The first of October's leaves fall in a flurry of gold, forming a carpet of crisp Krugerrands; a pumpkin-lined path lit by a low sun leading towards Hallowe'en. Well, at least that's what the leaves do in an unemployed poet's mind. The putrefying truth is very different.
Actually, their fall is more like the slow drip of dirty brown water from a rusty tap into a broken sink, its drain long since blocked by a shapeless mass of slimy human hair and soap scum. But we lyricists must keep the Autumnal myth alive in this so-called 'Spooky Season' of frauds and hollow fruitlessness.
Alas, Johnny Appleseed now orders online from the comfort of his climate-controlled condominium. 'Made in China, our new indoor apple orchard provides enough apples to bake fifteen ersatz apple pies or ferment fifty gallons of apple cider vinegar. Your choice, it's a free country after all.' Johnny chooses to do the pies. Unfortunately only one is Instagram worthy so the rest go in the garbage.
Indian summer and I'm loitering at the edge of an ornamental pond, as aimless as the breeze buffeted ripples on its surface, when the gloomy face of an ancient carp appears in a gap between two leathery green lilies. His big rubbery lips open and close soundlessly, as if he's trying to mouth fishy secrets to me without being overheard by those migrating birds. If only he could speak in sign-language with his pectoral fins, I might learn a thing or two about survival as a bottom feeder.

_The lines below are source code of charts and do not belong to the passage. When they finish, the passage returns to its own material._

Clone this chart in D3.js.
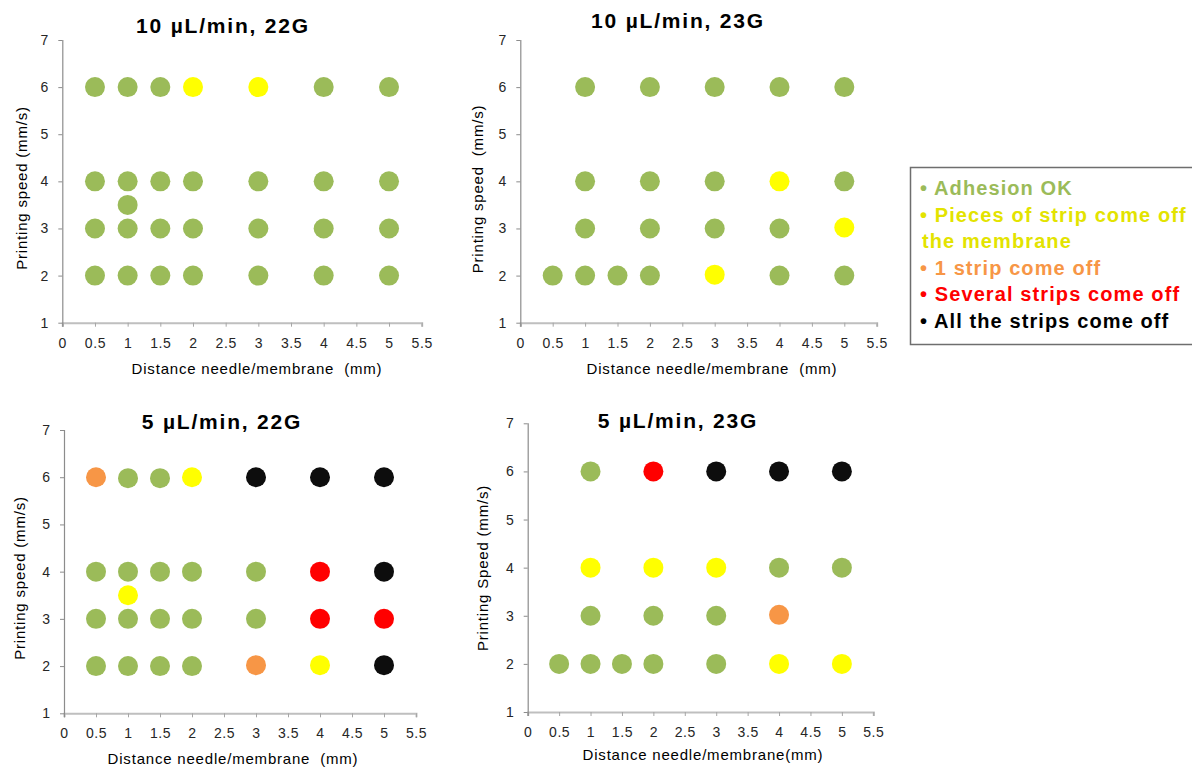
<!DOCTYPE html>
<html>
<head>
<meta charset="utf-8">
<script src="https://cdn.jsdelivr.net/npm/d3@7"></script>
<style>
  html, body { margin: 0; padding: 0; background: #fff; }
  svg { display: block; font-family: "Liberation Sans", Arial, sans-serif; }
  text.lbl { white-space: pre; }
</style>
</head>
<body>
<svg id="chart" width="1192" height="769"></svg>
<script>
// ---------- DATA ----------
const statusLabels = ["Adhesion OK", "Pieces of strip come off the membrane", "1 strip come off", "Several strips come off", "All the strips come off"];
const statusColors = ["#9BBB59", "#FFFF00", "#F79646", "#FF0000", "#0D0D0D"];
const legendTextColors = ["#9BBB59", "#E3E300", "#F79646", "#FF0000", "#000000"];

const xTickValues = [0, 0.5, 1, 1.5, 2, 2.5, 3, 3.5, 4, 4.5, 5, 5.5];
const yTickValues = [1, 2, 3, 4, 5, 6, 7];

const panelTitles = ["10 µL/min, 22G", "10 µL/min, 23G", "5 µL/min, 22G", "5 µL/min, 23G"];
const panelYLabels = ["Printing speed (mm/s)", "Printing speed  (mm/s)", "Printing speed (mm/s)", "Printing Speed (mm/s)"];
const panelXLabels = ["Distance needle/membrane  (mm)", "Distance needle/membrane  (mm)", "Distance needle/membrane  (mm)", "Distance needle/membrane(mm)"];

// 10 µL/min, 22G
const p1Distance = [0.5, 1, 1.5, 2, 3, 4, 5,  0.5, 1, 1.5, 2, 3, 4, 5,  1,  0.5, 1, 1.5, 2, 3, 4, 5,  0.5, 1, 1.5, 2, 3, 4, 5];
const p1Speed    = [6, 6, 6, 6, 6, 6, 6,  4, 4, 4, 4, 4, 4, 4,  3.5,  3, 3, 3, 3, 3, 3, 3,  2, 2, 2, 2, 2, 2, 2];
const p1Status   = [0, 0, 0, 1, 1, 0, 0,  0, 0, 0, 0, 0, 0, 0,  0,  0, 0, 0, 0, 0, 0, 0,  0, 0, 0, 0, 0, 0, 0];

// 10 µL/min, 23G
const p2Distance = [1, 2, 3, 4, 5,  1, 2, 3, 4, 5,  1, 2, 3, 4, 5,  0.5, 1, 1.5, 2, 3, 4, 5];
const p2Speed    = [6, 6, 6, 6, 6,  4, 4, 4, 4, 4,  3, 3, 3, 3, 3.02,  2, 2, 2, 2, 2.02, 2, 2];
const p2Status   = [0, 0, 0, 0, 0,  0, 0, 0, 1, 0,  0, 0, 0, 0, 1,  0, 0, 0, 0, 1, 0, 0];

// 5 µL/min, 22G
const p3Distance = [0.5, 1, 1.5, 2, 3, 4, 5,  0.5, 1, 1.5, 2, 3, 4, 5,  1,  0.5, 1, 1.5, 2, 3, 4, 5,  0.5, 1, 1.5, 2, 3, 4, 5];
const p3Speed    = [6, 5.98, 5.98, 6, 6, 6, 6,  4, 4, 4, 4, 4, 4, 4,  3.5,  3, 3, 3, 3, 3, 3, 3,  2, 2, 2, 2, 2.02, 2.02, 2.02];
const p3Status   = [2, 0, 0, 1, 4, 4, 4,  0, 0, 0, 0, 0, 3, 4,  1,  0, 0, 0, 0, 0, 3, 3,  0, 0, 0, 0, 2, 1, 4];

// 5 µL/min, 23G
const p4Distance = [1, 2, 3, 4, 5,  1, 2, 3, 4, 5,  1, 2, 3, 4,  0.5, 1, 1.5, 2, 3, 4, 5];
const p4Speed    = [6, 6, 6, 6, 6,  4, 4, 4, 4, 4,  3, 3, 3, 3.02,  2, 2, 2, 2, 2, 2, 2];
const p4Status   = [0, 3, 4, 4, 4,  1, 1, 1, 0, 0,  0, 0, 0, 2,  0, 0, 0, 0, 0, 1, 1];

// ---------- LAYOUT ----------
const panels = [
  { d: p1Distance, s: p1Speed, st: p1Status, left: 62.3, right: 421.7, top: 40, bottom: 322.7,
    tx: 223, ty: 33, ylx: 22, yly: 188, xlx: 257, xly: 374 },
  { d: p2Distance, s: p2Speed, st: p2Status, left: 520.3, right: 876.7, top: 40, bottom: 322.7,
    tx: 678, ty: 28, ylx: 478, yly: 189, xlx: 712, xly: 374 },
  { d: p3Distance, s: p3Speed, st: p3Status, left: 64, right: 416, top: 430, bottom: 713.3,
    tx: 222, ty: 429, ylx: 20, yly: 578, xlx: 233, xly: 764 },
  { d: p4Distance, s: p4Speed, st: p4Status, left: 527.7, right: 873.3, top: 423.3, bottom: 712,
    tx: 678, ty: 428, ylx: 483, yly: 568, xlx: 703, xly: 760 }
];

const svg = d3.select("#chart");
const fmt = d3.format("");

panels.forEach((p, i) => {
  const x = d3.scaleLinear().domain([0, 5.5]).range([p.left, p.right]);
  const y = d3.scaleLinear().domain([1, 7]).range([p.bottom, p.top]);
  const g = svg.append("g");

  // X axis
  const xa = g.append("g")
    .attr("transform", `translate(0,${p.bottom})`)
    .call(d3.axisBottom(x).tickValues(xTickValues).tickFormat(fmt).tickSizeOuter(0).tickSize(4).tickPadding(11));
  xa.select(".domain").attr("stroke", "#BFBFBF").attr("stroke-width", 2);
  xa.selectAll(".tick line").attr("stroke", "#A6A6A6");
  xa.selectAll(".tick text").attr("fill", "#262626").attr("font-size", 14)
    .style("letter-spacing", "0.6px").attr("font-family", "Liberation Sans, Arial, sans-serif");

  // Y axis
  const ya = g.append("g")
    .attr("transform", `translate(${p.left},0)`)
    .call(d3.axisLeft(y).tickValues(yTickValues).tickFormat(fmt).tickSizeOuter(0).tickSize(4).tickPadding(10));
  ya.select(".domain").attr("stroke", "#8C8C8C").attr("stroke-width", 1.2)
    .attr("d", `M0.5,${p.top}V${p.bottom + 4}`);
  ya.selectAll(".tick line").attr("stroke", "#8C8C8C");
  ya.selectAll(".tick text").attr("fill", "#262626").attr("font-size", 14)
    .attr("font-family", "Liberation Sans, Arial, sans-serif");

  // Points
  g.append("g").selectAll("circle")
    .data(d3.range(p.d.length))
    .join("circle")
    .attr("cx", k => x(p.d[k]))
    .attr("cy", k => y(p.s[k]))
    .attr("r", 10)
    .attr("fill", k => statusColors[p.st[k]]);

  // Title
  g.append("text")
    .attr("class", "lbl")
    .attr("x", p.tx).attr("y", p.ty)
    .attr("text-anchor", "middle")
    .attr("font-size", 21).attr("font-weight", "bold")
    .style("letter-spacing", "1.8px")
    .attr("fill", "#000")
    .text(panelTitles[i]);

  // Y label
  g.append("text")
    .attr("class", "lbl")
    .attr("transform", `translate(${p.ylx + 5},${p.yly}) rotate(-90)`)
    .attr("text-anchor", "middle")
    .attr("font-size", 15)
    .style("letter-spacing", "0.8px")
    .attr("fill", "#000")
    .text(panelYLabels[i]);

  // X label
  g.append("text")
    .attr("class", "lbl")
    .attr("x", p.xlx).attr("y", p.xly)
    .attr("text-anchor", "middle")
    .attr("font-size", 15)
    .style("letter-spacing", "0.8px")
    .attr("fill", "#000")
    .text(panelXLabels[i]);
});

// ---------- LEGEND ----------
const lg = svg.append("g");
lg.append("rect")
  .attr("x", 910.5).attr("y", 167.5)
  .attr("width", 300).attr("height", 177)
  .attr("fill", "#fff").attr("stroke", "#6E6E6E").attr("stroke-width", 1.5);

const legendLines = [
  { t: "• " + statusLabels[0], c: 0 },
  { t: "• Pieces of strip come off", c: 1 },
  { t: "the membrane", c: 1 },
  { t: "• " + statusLabels[2], c: 2 },
  { t: "• " + statusLabels[3], c: 3 },
  { t: "• " + statusLabels[4], c: 4 }
];
const legendBase = d3.scaleLinear().domain([0, 5]).range([195, 328]);
lg.selectAll("text")
  .data(legendLines)
  .join("text")
  .attr("x", (d, k) => k === 2 ? 922 : 920)
  .attr("y", (d, k) => legendBase(k))
  .attr("font-size", 20).attr("font-weight", "bold")
  .style("letter-spacing", "1.1px")
  .attr("fill", d => legendTextColors[d.c])
  .text(d => d.t);
</script>
</body>
</html>
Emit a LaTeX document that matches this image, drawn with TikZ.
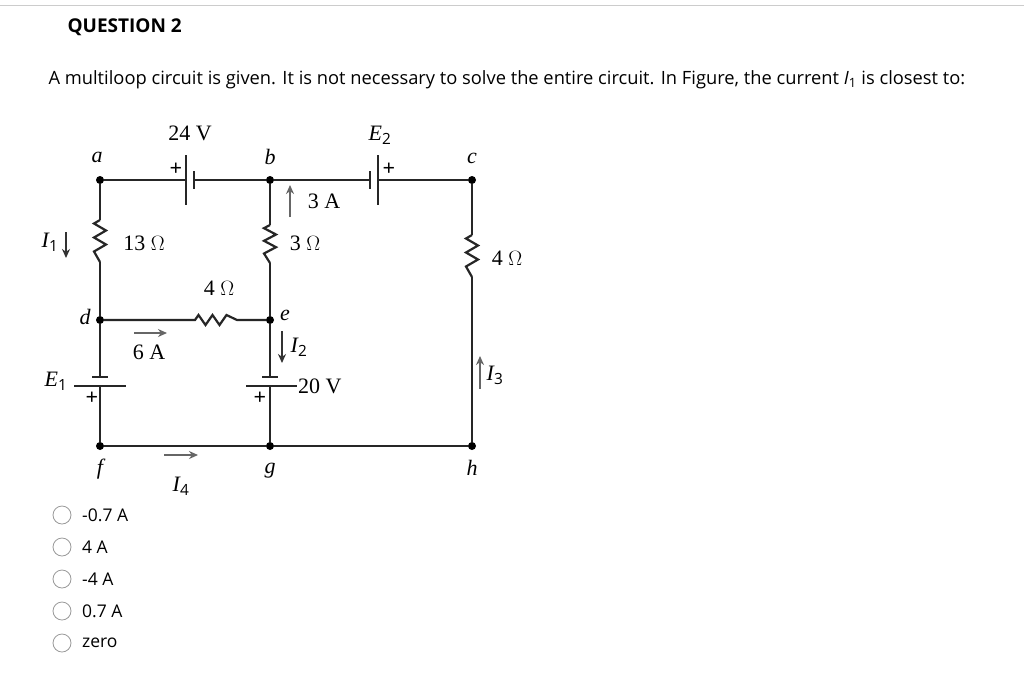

Meanwhile, cute Miss Cranberry's garden is full of inflatable phantoms and plastic skeletons covered with silly string DayGlo cobwebs. Three weeks before the kids emerge to collect their buckets of candy and her house is already haunted by crass commercial decorations. All the parents are worried that it will rain on the neighborhood Hallowe'en parade again this year. Even in Spooky Season, there is nothing scarier than Mother Nature's weather whims.
And so, at sunset, I watch the first leaf fall into my front yard. Did it jump or was it pushed? It seems concerned that none of its friends have followed it down. But I suppose we're all somewhat confused nowadays. Autumnal mist has turned into dense fog and we'll need to replace our jack-o-lanterns with real flashlights to see where we're going.